In many deals on which we work, it has been customary to deliver certificates of officers. Sometimes the form of them is prescribed by a purchase agreement. Sometimes they are in support of an opinion. Sometimes they are required to bring down certain representations and warranties for closing.

Sometimes, however, they serve none of these functions. Sometimes we’re just giving them because it’s market to give them and it’s not worth a fight. And so we trudge off to compile articles, by-laws, authorizing resolutions and, worst of all, incumbency certificates for people who didn’t even sign anything on the deal, which adds more signatures and slows down the process. Then we swap ours with opposing counsel’s, making sure everyone signed everything correctly, and never look at them again.

If that sounds like a waste of time and fees, we are in agreement, so I had a chat with some of my colleagues about when an officer’s certificate is actually a useful document. Here’s what I found for appropriate times for an officer’s certificate:

  1. When it is in support of an opinion. Nobody likes giving legal opinions. They can cost an extra five figures to do (not a price quote) and they are rarely if ever relied upon for anything. But even when we are giving a legal opinion, we are not giving it without an officer’s certificate that we rely on for the facts of the situation, so if you want an opinion, we need an officer’s certificate. Or we could skip both.
  2. When the closing is happening after the signing of the purchase agreement. We’ve all agreed to a bunch of representations and warranties in the purchase agreement that we’re all happy with. So what happens if something has changed between last month when we signed and now when we’re closing? How do we know everything is still fine? We get folks to sign officer’s certificates saying all of the representations and warranties are still as true as they were at the time of signing.
  3. When we think there is some gap in our public searches. As part of our transaction, do you need to file articles of amendment or something similar? We may ask you to provide a certified copy of that document from an officer of your corporation for our benefit so that we don’t wait three days (or more) to get a certified copy from the ministry.
  4. When we didn’t negotiate it away in the purchase agreement. Now, if I had my way, prescribed officer’s certificates wouldn’t be making appearances in purchase agreements unless it was for one of the above points, which would render this point moot, but the reality is that sometimes they sneak in as a closing deliverable.
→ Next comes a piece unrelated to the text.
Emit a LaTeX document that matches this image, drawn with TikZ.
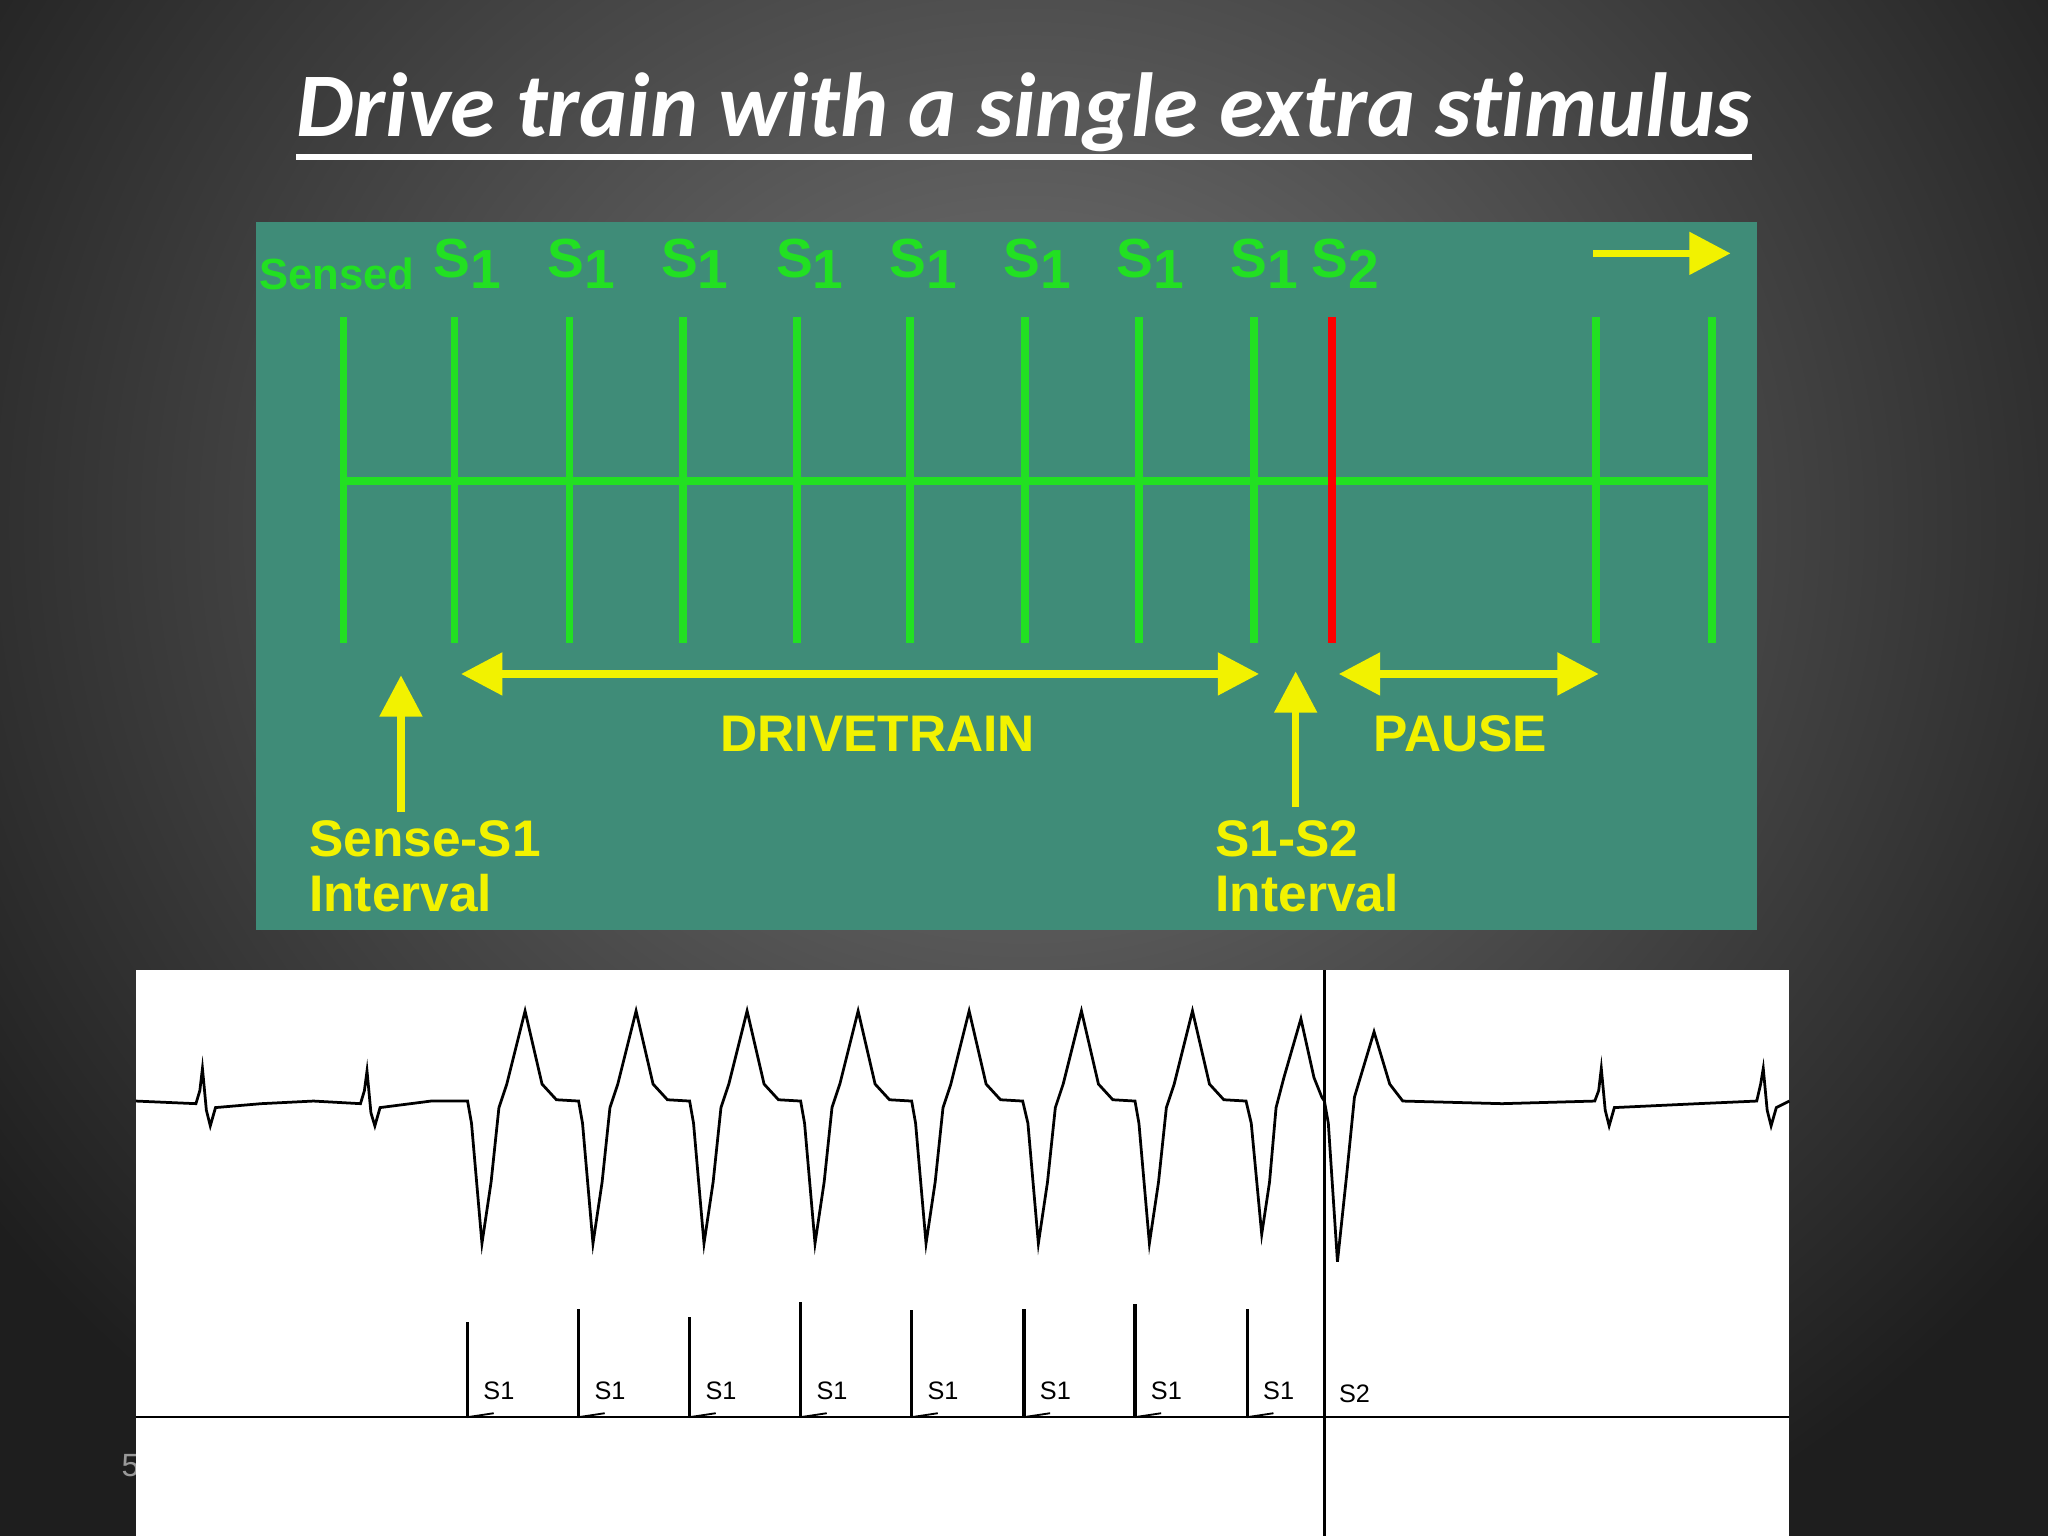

If so, go ahead and deliver it, as you don’t want to be missing a condition to close, but feel free to grit your teeth while doing so.

I am sure I have missed one or two situation-specific items here, but the main takeaway here is just that: these are situation specific. The general need for an officer’s certificate because it is “market” often ends up being a waste of time and paper, especially if there are sufficient representations and warranties in the purchase agreement, which should be your goal from the outset.